Fuel prices, edible oils

Everyone who lives in India is facing the brunt of runaway fuel prices over the last few months. Through a wicked coincidence, the nearly daily price hikes happened only after the assembly election results in many states were announced. They were stagnant before that, for two months. And at its very least, the price rise has been as crippling as it has been baffling. Just this Friday, it has been announced that the authorities, just vide the excise duty on fuel price hikes, have mopped up over Rs 90,000 crore in the first quarter of the current financial year. But has the mainline media taken up this burning issue? For some inexplicable reason, no.

Few have deigned to ask the authorities the reason for this runaway growth in prices. The latter's only tepid response is that India is paying the price for its past sins (the "previous Government"). But the truth of the matter is that the APM (Administered Pricing Mechanism) has been long, long gone and prices should hence be coming down dramatically, as global crude prices are well below historic highs. Further, last week's OPEC (Oil Producing and Exporting Countries) ceasefire and the resultant increased output should, in sensibility, lead to significantly lower fuel prices. Will that happen? Your guess is as good as mine.

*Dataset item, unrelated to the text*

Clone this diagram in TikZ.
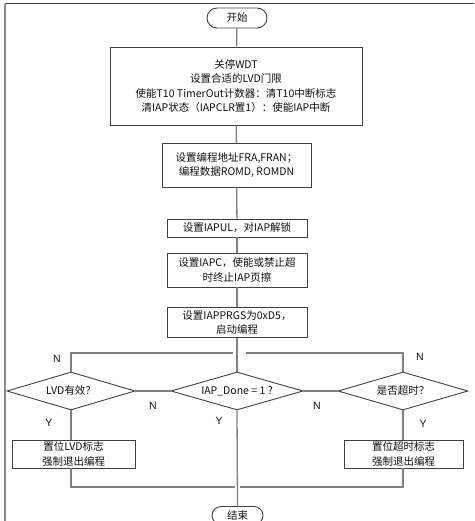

Finally, I don't like mustard oil because my mother never used it, but let's talk about it anyway. Prices are nearly 100 per cent higher than they were a year back; for no visible reason, except that fuel prices might be leading to increased transportation costs. And then we have reports that people are cutting down on spends on food and healthcare to pay fuel and edible oil expenses – where are we headed? Et tu, again?

Watergate, Phonegate

Year 1972 it was when then US President Richard Nixon was accused of tapping the communications devices of political opponents; thus was born Watergate. None less than The New York Times screamed in its headline on March 2, 1974 – 'US Federal Grand Jury Indicts 7 Nixon Aides on Charges of Conspiracy on Watergate; Haldeman, Ehrlichman, Mitchell on List'. Nixon eventually quit office and Gerald Ford assumed office on August 9, 1974.

So much for the United States… Just shy of 50 years into the future, media reports from 80 international publications now allege that India's top politicians may have done the same. The reports, including some scathing ones from The Wire, allege that mobile phones of politicians, businesspersons, the judiciary and lobbyists (and cooks and gardeners attached to these big-shots) were compromised and monitored at critically-crucial times – such as pre-elections, post-debriefings, pre-mergers and through other snowstorms and cataclysms.

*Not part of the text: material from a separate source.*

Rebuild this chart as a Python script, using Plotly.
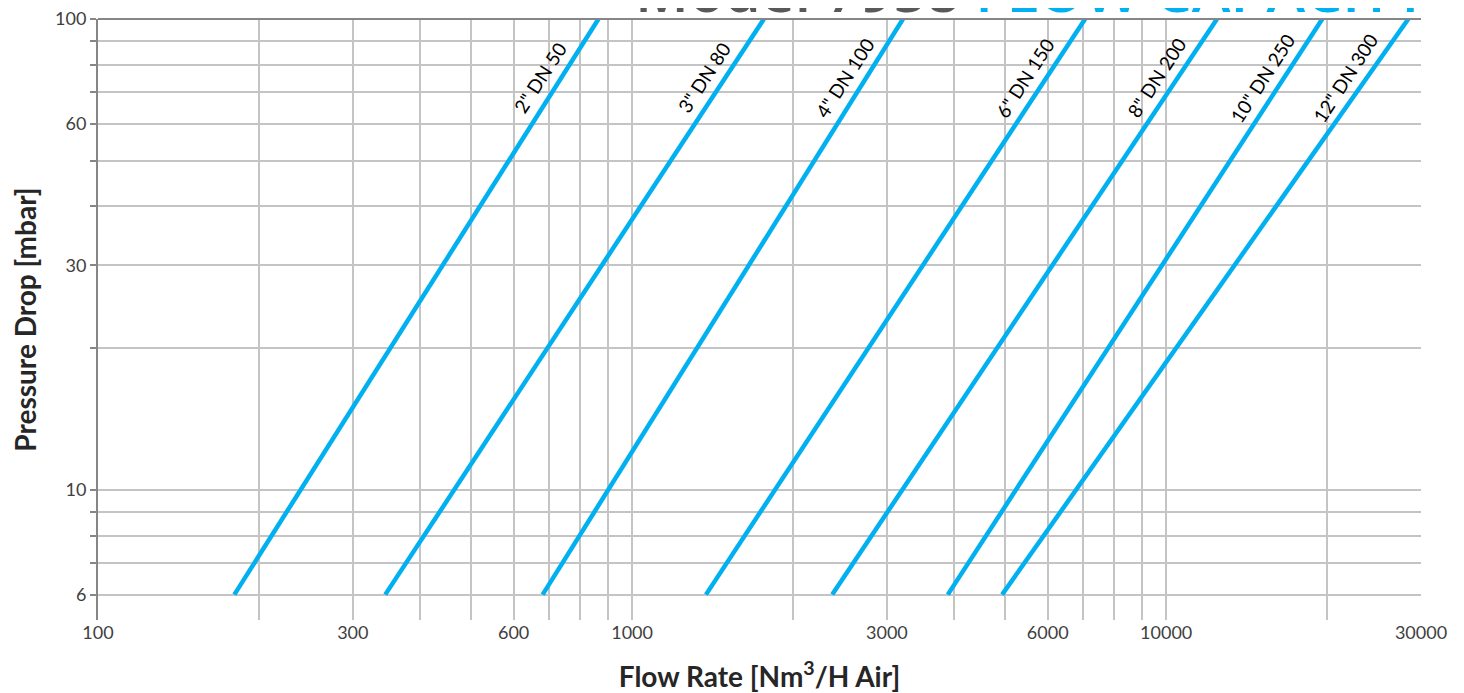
import numpy as np
import plotly.graph_objects as go

# ---- data ----
sizes = ['2" DN 50', '3" DN 80', '4" DN 100', '6" DN 150', '8" DN 200', '10" DN 250', '12" DN 300']
pressure_mbar = [6, 100]                       # each line runs from 6 to 100 mbar
flow_at_6 = [180, 345, 680, 1375, 2370, 3900, 4930]
flow_at_100 = [865, 1765, 3215, 7050, 12450, 19600, 28400]

x_tickvals = [100, 300, 600, 1000, 3000, 6000, 10000, 30000]
x_minor = [200, 400, 500, 700, 800, 900, 2000, 4000, 5000, 7000, 8000, 9000, 20000]
y_tickvals = [6, 10, 30, 60, 100]
y_minor = [7, 8, 9, 20, 40, 50, 70, 80, 90]
y_major_grid = [10]

label_pressure = 75

BLUE = "#00B0F0"
LIGHT = "#C4C4C4"
DARK = "#868686"
FONT = "Lato"

fig = go.Figure()
for name, q0, q1 in zip(sizes, flow_at_6, flow_at_100):
    fig.add_trace(go.Scatter(x=[q0, q1], y=pressure_mbar, mode="lines",
                             line=dict(color=BLUE, width=4.5), name=name,
                             hoverinfo="name"))
    # label position on the line (log-log interpolation)
    lp = np.log10(pressure_mbar)
    lq = np.log10([q0, q1])
    xq = 10 ** np.interp(np.log10(label_pressure), lp, lq)
    fig.add_annotation(x=np.log10(xq), y=np.log10(label_pressure), text=name,
                       showarrow=False, textangle=-57, xshift=-21,
                       font=dict(family=FONT, size=19, color="#000000"))

for yv in y_major_grid:
    fig.add_shape(type="line", xref="paper", x0=0, x1=1, yref="y", y0=yv, y1=yv,
                  line=dict(color=DARK, width=2), layer="below")
# dark top frame line (the 100 mbar major gridline)
fig.add_shape(type="line", xref="paper", x0=0, x1=1, yref="paper", y0=1, y1=1,
              line=dict(color=DARK, width=2), layer="above")

fig.add_annotation(xref="paper", yref="paper", x=1.0, y=1.0, xanchor="right", yanchor="bottom",
                   yshift=-12, xshift=9, showarrow=False,
                   text="Model 7958 <span style='color:%s'>FLOW CAPACITY</span>" % BLUE,
                   font=dict(family="Open Sans", size=58.5, color="#58595B", weight=600))

fig.update_xaxes(type="log", range=[2, np.log10(30000)], automargin=False,
                 tickvals=x_tickvals, ticktext=[str(v) for v in x_tickvals],
                 showgrid=True, gridcolor=LIGHT, gridwidth=1.5,
                 minor=dict(tickvals=x_minor, showgrid=True, gridcolor=LIGHT, gridwidth=1.5, ticks=""),
                 ticks="", showline=False, zeroline=False, ticklabeloverflow="allow",
                 tickfont=dict(family=FONT, size=18, color="#404040"),
                 title=dict(text="<b>Flow Rate [Nm<sup>3</sup>/H Air]</b>", standoff=25,
                            font=dict(family=FONT, size=28, color="#262626")))
fig.update_yaxes(type="log", range=[np.log10(5.3), 2], automargin=False,
                 tickvals=y_tickvals, ticktext=[str(v) for v in y_tickvals],
                 showgrid=True, gridcolor=LIGHT, gridwidth=1.5,
                 minor=dict(tickvals=y_minor, showgrid=True, gridcolor=LIGHT, gridwidth=1.5,
                            ticks="outside", ticklen=6, tickcolor=DARK, tickwidth=1.5),
                 ticks="outside", ticklen=6, tickcolor=DARK, tickwidth=1.5,
                 showline=True, linecolor=DARK, linewidth=2, zeroline=False,
                 ticklabeloverflow="allow",
                 tickfont=dict(family=FONT, size=18, color="#404040"),
                 title=dict(text="<b>Pressure Drop [mbar]</b>", standoff=26,
                            font=dict(family=FONT, size=28, color="#262626")))

# page body has an 8px default margin; margins compensate so the plot area
# lands at the reference position (x 98-1421, y 19-620)
fig.update_layout(width=1464, height=693, showlegend=False,
                  paper_bgcolor="white", plot_bgcolor="white",
                  margin=dict(l=90, r=51, t=11, b=81))

fig.write_html("out.html")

If true, this is unreal. This is my India, a land of padharo mharo des and atithi devo bhava. We do not surreptitiously and systemically deal out below-the-belt treatments and hit you where it really hurts. We do not spy on what you do in bedrooms and bathrooms, WhatsApp and Telegram, right?! Or do we?

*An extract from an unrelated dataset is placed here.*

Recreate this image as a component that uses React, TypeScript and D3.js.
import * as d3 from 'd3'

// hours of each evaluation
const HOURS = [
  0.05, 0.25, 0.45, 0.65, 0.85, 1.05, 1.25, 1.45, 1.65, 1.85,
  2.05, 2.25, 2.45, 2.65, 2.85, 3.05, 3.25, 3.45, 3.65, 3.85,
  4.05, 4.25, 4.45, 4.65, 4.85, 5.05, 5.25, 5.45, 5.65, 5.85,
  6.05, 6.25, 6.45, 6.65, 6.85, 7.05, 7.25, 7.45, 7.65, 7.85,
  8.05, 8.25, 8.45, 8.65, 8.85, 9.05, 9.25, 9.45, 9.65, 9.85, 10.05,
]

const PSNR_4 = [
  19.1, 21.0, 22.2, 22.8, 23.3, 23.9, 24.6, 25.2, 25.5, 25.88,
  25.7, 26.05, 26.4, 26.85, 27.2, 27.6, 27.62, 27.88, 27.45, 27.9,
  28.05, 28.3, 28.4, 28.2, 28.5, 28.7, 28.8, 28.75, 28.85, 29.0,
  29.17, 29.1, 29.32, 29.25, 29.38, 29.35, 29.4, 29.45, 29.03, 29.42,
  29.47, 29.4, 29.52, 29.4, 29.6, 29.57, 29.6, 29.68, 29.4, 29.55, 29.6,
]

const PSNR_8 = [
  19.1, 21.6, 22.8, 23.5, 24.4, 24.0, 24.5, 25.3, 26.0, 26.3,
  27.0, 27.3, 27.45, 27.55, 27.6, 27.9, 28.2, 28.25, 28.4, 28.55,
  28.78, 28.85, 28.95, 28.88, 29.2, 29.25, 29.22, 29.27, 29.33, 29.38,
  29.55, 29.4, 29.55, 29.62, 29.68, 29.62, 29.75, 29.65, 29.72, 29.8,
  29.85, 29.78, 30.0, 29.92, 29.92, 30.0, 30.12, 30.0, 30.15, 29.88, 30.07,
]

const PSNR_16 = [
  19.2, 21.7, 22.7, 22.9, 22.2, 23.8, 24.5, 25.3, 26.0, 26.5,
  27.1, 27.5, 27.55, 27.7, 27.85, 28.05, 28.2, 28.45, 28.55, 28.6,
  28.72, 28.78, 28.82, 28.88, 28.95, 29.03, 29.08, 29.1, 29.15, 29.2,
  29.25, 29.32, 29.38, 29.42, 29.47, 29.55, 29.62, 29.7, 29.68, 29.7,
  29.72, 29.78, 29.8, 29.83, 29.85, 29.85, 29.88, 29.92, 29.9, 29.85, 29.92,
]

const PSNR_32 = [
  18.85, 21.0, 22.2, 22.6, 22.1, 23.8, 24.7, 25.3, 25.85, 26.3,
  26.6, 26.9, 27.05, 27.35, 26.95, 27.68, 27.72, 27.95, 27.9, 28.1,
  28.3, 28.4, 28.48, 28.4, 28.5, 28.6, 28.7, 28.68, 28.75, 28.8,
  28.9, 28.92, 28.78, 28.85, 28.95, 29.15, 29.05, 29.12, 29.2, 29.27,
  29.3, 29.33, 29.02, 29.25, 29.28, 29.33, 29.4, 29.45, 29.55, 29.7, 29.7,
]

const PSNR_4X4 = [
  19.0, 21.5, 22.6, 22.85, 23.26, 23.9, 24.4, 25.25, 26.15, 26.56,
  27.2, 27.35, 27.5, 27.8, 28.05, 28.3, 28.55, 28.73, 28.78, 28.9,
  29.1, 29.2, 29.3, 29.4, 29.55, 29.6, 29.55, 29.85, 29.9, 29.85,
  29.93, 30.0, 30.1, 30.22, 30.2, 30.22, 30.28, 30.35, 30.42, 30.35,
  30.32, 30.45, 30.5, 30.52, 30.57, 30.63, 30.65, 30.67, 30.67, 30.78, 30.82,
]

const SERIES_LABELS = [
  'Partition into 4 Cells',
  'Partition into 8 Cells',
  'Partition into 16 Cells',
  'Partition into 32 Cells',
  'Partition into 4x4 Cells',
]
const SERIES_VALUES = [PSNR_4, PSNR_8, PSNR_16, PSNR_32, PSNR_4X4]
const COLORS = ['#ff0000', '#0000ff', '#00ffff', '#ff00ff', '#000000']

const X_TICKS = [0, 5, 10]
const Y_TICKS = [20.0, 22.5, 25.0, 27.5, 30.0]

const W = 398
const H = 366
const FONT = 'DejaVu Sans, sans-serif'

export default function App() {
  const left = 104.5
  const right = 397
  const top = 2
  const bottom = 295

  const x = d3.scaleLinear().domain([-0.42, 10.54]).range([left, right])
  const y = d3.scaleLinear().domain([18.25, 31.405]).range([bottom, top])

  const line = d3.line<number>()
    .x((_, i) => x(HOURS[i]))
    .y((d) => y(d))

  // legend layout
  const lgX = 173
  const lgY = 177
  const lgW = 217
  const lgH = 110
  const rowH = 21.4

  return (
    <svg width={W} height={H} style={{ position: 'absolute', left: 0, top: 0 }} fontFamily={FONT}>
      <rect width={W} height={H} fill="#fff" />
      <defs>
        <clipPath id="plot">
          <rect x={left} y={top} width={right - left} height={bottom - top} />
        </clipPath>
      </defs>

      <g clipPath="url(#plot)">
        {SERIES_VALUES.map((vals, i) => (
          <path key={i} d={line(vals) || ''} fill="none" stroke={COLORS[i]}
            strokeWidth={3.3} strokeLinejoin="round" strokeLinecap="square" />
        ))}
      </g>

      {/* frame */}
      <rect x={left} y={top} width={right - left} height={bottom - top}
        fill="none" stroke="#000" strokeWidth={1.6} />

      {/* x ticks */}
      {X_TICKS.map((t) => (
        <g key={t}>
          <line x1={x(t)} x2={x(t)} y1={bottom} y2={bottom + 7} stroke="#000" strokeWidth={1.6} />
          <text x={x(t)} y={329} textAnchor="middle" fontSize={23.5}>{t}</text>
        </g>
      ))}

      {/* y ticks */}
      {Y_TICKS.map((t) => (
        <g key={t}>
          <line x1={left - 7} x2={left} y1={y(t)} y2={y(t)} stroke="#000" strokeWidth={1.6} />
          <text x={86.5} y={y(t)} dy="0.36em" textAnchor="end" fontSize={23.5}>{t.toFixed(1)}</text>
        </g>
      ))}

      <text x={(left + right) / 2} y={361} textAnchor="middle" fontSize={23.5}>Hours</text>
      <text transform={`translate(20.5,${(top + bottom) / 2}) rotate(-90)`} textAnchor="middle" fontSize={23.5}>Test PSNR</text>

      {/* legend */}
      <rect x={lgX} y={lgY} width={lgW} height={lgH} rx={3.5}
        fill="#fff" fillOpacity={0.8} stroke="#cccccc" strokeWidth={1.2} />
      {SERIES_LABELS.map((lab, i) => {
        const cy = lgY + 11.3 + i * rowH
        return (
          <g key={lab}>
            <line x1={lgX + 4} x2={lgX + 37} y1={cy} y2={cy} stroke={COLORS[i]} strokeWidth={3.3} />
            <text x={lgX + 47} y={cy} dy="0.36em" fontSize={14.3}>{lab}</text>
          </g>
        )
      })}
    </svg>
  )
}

Something has gone very wrong in my country.

Net net, tis not good

At last count, 135 crore people (or is it 139 crore?) are being divided right across the middle over the issue at hand and that's a muddle. Am I wrong? Yes. That's because 80 crore people are being provided a handout by the authorities – free foodgrain and rations because they cannot fend for themselves; that's the Government's own announcement. At best, then, we are left with 55 crore-plus people who are wondering what has hit them right between the legs. But even 55 crore stupefied Indians make for more than the population of the United States and Canada combined. Those are mostly cold states. Let's not be cold with our own, and we are reaching the threshold. Crossing it may be a mistake, especially for those who want to remain in power. Et tu?